From Turn-Based Chatbots to Always-On Interaction
Thinking Machines, founded by former OpenAI CTO Mira Murati in 2025, is challenging the turn-based design that has defined mainstream AI so far. Today’s frontier systems typically process one complete user input, generate a full reply, and only then accept new information—an interaction style the company describes as a “collaboration bottleneck.” In that model, humans must wait for the system to finish before correcting, guiding, or adding context, making complex work feel more like sending tickets to a machine than collaborating with a partner. Murati’s team argues that interactivity must scale with intelligence: if models grow more capable but remain locked into slow, sequential exchanges, much of users’ tacit knowledge never reaches the AI. Their answer is a new class of real-time multimodal AI, called interaction models, built to treat conversation, audio, video, and text as a continuous shared stream, not a series of isolated turns.
Inside the 0.4-Second Low-Latency AI Response
The flagship TML-Interaction-Small model is engineered around a “micro-turn” architecture that targets fluid, near-human latency. Instead of waiting for full sentences or finished video clips, the system slices interaction into 200-millisecond chunks. Every slice, it ingests fresh audio and video while simultaneously generating its own output, creating the feel of a live counterpart that listens while it speaks. This design underpins its headline benchmark: a 0.40-second response time on FD-bench turn-taking tests, faster than OpenAI’s GPT-realtime-2.0 minimal and Google’s Gemini-3.1-flash-live-preview. Crucially, the model handles audio, video, and text natively within one transformer stack, rather than stitching together separate encoders. Audio arrives as dMel signals via a lightweight embedding layer, while images are decomposed into 40×40 patches through an hMLP, all co-trained to support continuous, low-latency AI response without external orchestration.
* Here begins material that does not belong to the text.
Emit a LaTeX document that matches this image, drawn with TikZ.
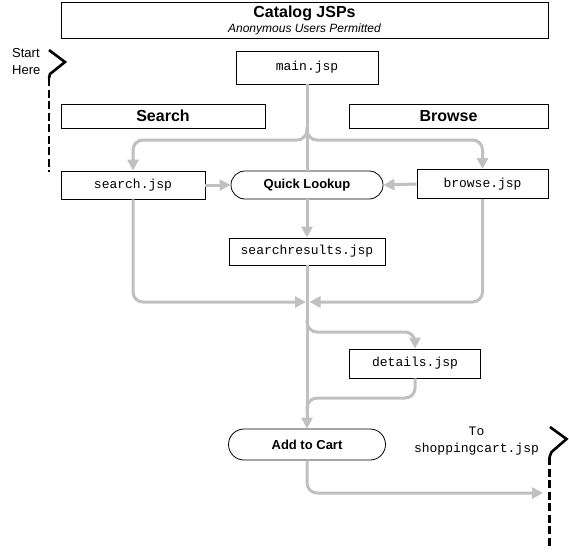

Real-Time Multimodal AI: Seeing, Counting, and Timing on the Fly
What distinguishes Thinking Machines’ voice interaction models is not only speed but how they use real-time audio video text processing to act proactively. Because the system is always watching and listening, it can react to visual changes without waiting for explicit prompts—counting push-up repetitions from a camera feed, tracking posture and noticing when a person slouches, or providing live sports-style commentary. Time awareness is built in, letting the model answer questions like how long a task took, or guide timed breathing exercises, based solely on its continuous stream of perception. Demos highlight translation where the AI overlaps speech rather than waiting for full sentences, enabling back-and-forth conversations that resemble talking to a bilingual colleague. For more complex reasoning that cannot be resolved within micro-turns, an asynchronous background model runs in parallel, while the interaction model keeps the conversation flowing and blends deeper results in as they arrive.
Mira Murati’s Vision Amid Talent Turbulence
The technical debut of interaction models also serves as a statement of intent for a young company that has already weathered high-profile departures. Half of Thinking Machines’ original six-person founding team reportedly left within its first year, including then-CTO Barret Zoph, who returned to OpenAI following controversy, while Meta is said to have hired away seven founding members after failing to acquire the startup. In response, Murati recruited PyTorch creator Soumith Chintala as CTO and continued to push a vision of AI collaboration where interface design is not an afterthought. Her background leading ChatGPT at OpenAI and briefly serving as interim CEO during that company’s leadership crisis lends weight to the effort. For now, TML-Interaction-Small is in research preview, with limited access promised for research partners in the coming months and a broader release targeted later this year, as the team works to scale the architecture to larger models without sacrificing responsiveness.